Басовитый хмырь негодующе разевает пасть, но синеглазый наступает ему на ногу, и тот покорно затыкается, пятясь к выходу.
– Хорошо, сударыня, – самым что ни на есть светским тоном соглашается синеглазый и улыбается.
Тут Зеф наконец опознаёт в нём обладателя весёлого баритона. Симпотный, гад, и лыба у него такая… почти что обаятельная. Вот до чего Зеф докатился в своём целибате – на гопарей стал заглядываться!
Пока бандюганы уныло спускаются с крыльца и отваливают восвояси на своём «бумере», Зеф заканчивает мелировать и укладывать причу Варвары Алексеевны. Адреналин всё ещё не выветрился у него из крови, побуждая по ходу дела вдохновенно подпевать льющейся из радиоприёмника арии мистера Икса. Зеф недаром пять лет подряд солировал в хоре своей костромской музыкалки. А ещё на скрипке так наяривал, что хоть по телику выступай – как Ванесса Мэй с каким-нибудь «Капризом» Паганини.

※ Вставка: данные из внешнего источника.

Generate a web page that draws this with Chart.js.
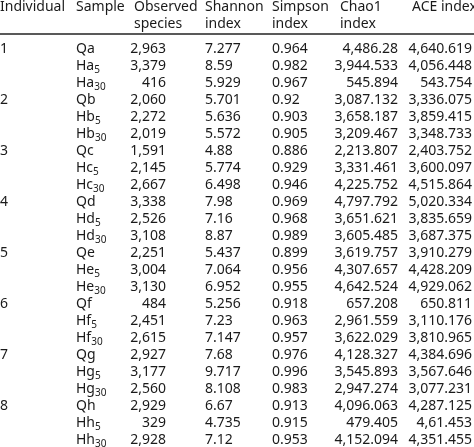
<!DOCTYPE html>
<html>
<head>
<meta charset="utf-8">
<script src="https://cdn.jsdelivr.net/npm/chart.js@4/dist/chart.umd.min.js"></script>
<style>
  html, body { margin: 0; padding: 0; background: #fff; }
  #wrap { width: 474px; height: 447px; }
</style>
</head>
<body>
<div id="wrap"><canvas id="table"></canvas></div>
<script>
const headers = [["Individual"], ["Sample"], ["Observed", "species"], ["Shannon", "index"], ["Simpson", "index"], ["Chao1", "index"], ["ACE index"]];
const individuals = ["1", "2", "3", "4", "5", "6", "7", "8"];
const sampleBase = ["Qa","Ha","Ha","Qb","Hb","Hb","Qc","Hc","Hc","Qd","Hd","Hd","Qe","He","He","Qf","Hf","Hf","Qg","Hg","Hg","Qh","Hh","Hh"];
const sampleSub = ["","5","30","","5","30","","5","30","","5","30","","5","30","","5","30","","5","30","","5","30"];
const observed = ["2,963","3,379","416","2,060","2,272","2,019","1,591","2,145","2,667","3,338","2,526","3,108","2,251","3,004","3,130","484","2,451","2,615","2,927","3,177","2,560","2,929","329","2,928"];
const shannon = ["7.277","8.59","5.929","5.701","5.636","5.572","4.88","5.774","6.498","7.98","7.16","8.87","5.437","7.064","6.952","5.256","7.23","7.147","7.68","9.717","8.108","6.67","4.735","7.12"];
const simpson = ["0.964","0.982","0.967","0.92","0.903","0.905","0.886","0.929","0.946","0.969","0.968","0.989","0.899","0.956","0.955","0.918","0.963","0.957","0.976","0.996","0.983","0.913","0.915","0.953"];
const chao1 = ["4,486.28","3,944.533","545.894","3,087.132","3,658.187","3,209.467","2,213.807","3,331.461","4,225.752","4,797.792","3,651.621","3,605.485","3,619.757","4,307.657","4,642.524","657.208","2,961.559","3,622.029","4,128.327","3,545.893","2,947.274","4,096.063","479.405","4,152.094"];
const ace = ["4,640.619","4,056.448","543.754","3,336.075","3,859.415","3,348.733","2,403.752","3,600.097","4,515.864","5,020.334","3,835.659","3,687.375","3,910.279","4,428.209","4,929.062","650.811","3,110.176","3,810.965","4,384.696","3,567.646","3,077.231","4,287.125","4,61.453","4,351.455"];

const FONT = '"Noto Sans", sans-serif';
const ROW0 = 49, ROW_H = 17;
// column anchors: [x, align]
const cols = [[0,"left"],[76,"left"],[166,"right"],[205,"left"],[272,"left"],[398,"right"],[472,"right"]];
const headerCols = [0, 76, 134, 205, 272, 340, 412];

const tablePlugin = {
  id: "tableText",
  afterDraw(chart) {
    const { ctx, scales: { x, y } } = chart;
    ctx.save();
    ctx.fillStyle = "#1a1a1a";
    ctx.textBaseline = "middle";
    ctx.font = "14px " + FONT;
    headers.forEach((lines, c) => {
      lines.forEach((t, i) => {
        ctx.textAlign = "left";
        ctx.fillText(t, x.getPixelForValue(headerCols[c]), y.getPixelForValue(7 + i * 17));
      });
    });
    ctx.strokeStyle = "#222";
    ctx.lineWidth = 1.5;
    ctx.beginPath();
    ctx.moveTo(x.getPixelForValue(0), y.getPixelForValue(34));
    ctx.lineTo(x.getPixelForValue(474), y.getPixelForValue(34));
    ctx.stroke();
    const colData = [null, null, observed, shannon, simpson, chao1, ace];
    for (let r = 0; r < sampleBase.length; r++) {
      const py = y.getPixelForValue(ROW0 + r * ROW_H);
      if (r % 3 === 0) {
        ctx.textAlign = "left";
        ctx.fillText(individuals[r / 3], x.getPixelForValue(cols[0][0]), py);
      }
      ctx.textAlign = "left";
      const sx = x.getPixelForValue(cols[1][0]);
      ctx.fillText(sampleBase[r], sx, py);
      if (sampleSub[r]) {
        const w = ctx.measureText(sampleBase[r]).width;
        ctx.font = "10px " + FONT;
        ctx.fillText(sampleSub[r], sx + w, py + 4);
        ctx.font = "14px " + FONT;
      }
      for (let c = 2; c < cols.length; c++) {
        ctx.textAlign = cols[c][1];
        ctx.fillText(colData[c][r], x.getPixelForValue(cols[c][0]), py);
      }
    }
    ctx.restore();
  }
};

new Chart(document.getElementById("table"), {
  type: "scatter",
  data: { datasets: [{ data: [], pointRadius: 0 }] },
  options: {
    responsive: true,
    maintainAspectRatio: false,
    animation: false,
    layout: { padding: 0 },
    plugins: { legend: { display: false }, tooltip: { enabled: false } },
    scales: {
      x: { type: "linear", min: 0, max: 474, display: false },
      y: { type: "linear", min: 0, max: 447, reverse: true, display: false }
    }
  },
  plugins: [tablePlugin]
});
</script>
</body>
</html>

Вообще-то, когда он в Москву ехал, то как раз собирался податься на «Фабрику звёзд» или в какой-нибудь другой телепроект, но расцветшая буйным цветом половая жизнь помешала, а потом появился гадюка Чекан. Какая уж тут «Фабрика»! Однако Зеф пользуется любой возможностью поорать вот так вот, всласть.
Варвара Алексеевна умилённо ему внимает, придирчиво разглядывая себя в зеркале, и неожиданно изрекает с виноватым вздохом:
– Я бы тебя к себе взяла, Зефирка, но у меня муж. Сам понимаешь.
Нет, Зеф не очень понимает, при чём тут Варварин муж. Она опасается, что Майборода её приревнует, что ли? Или сама боится приревновать? Но не уточнять же! Варвара, хоть и ненадолго, спасла его от Чекановой своры, пускай что хочет, то и думает.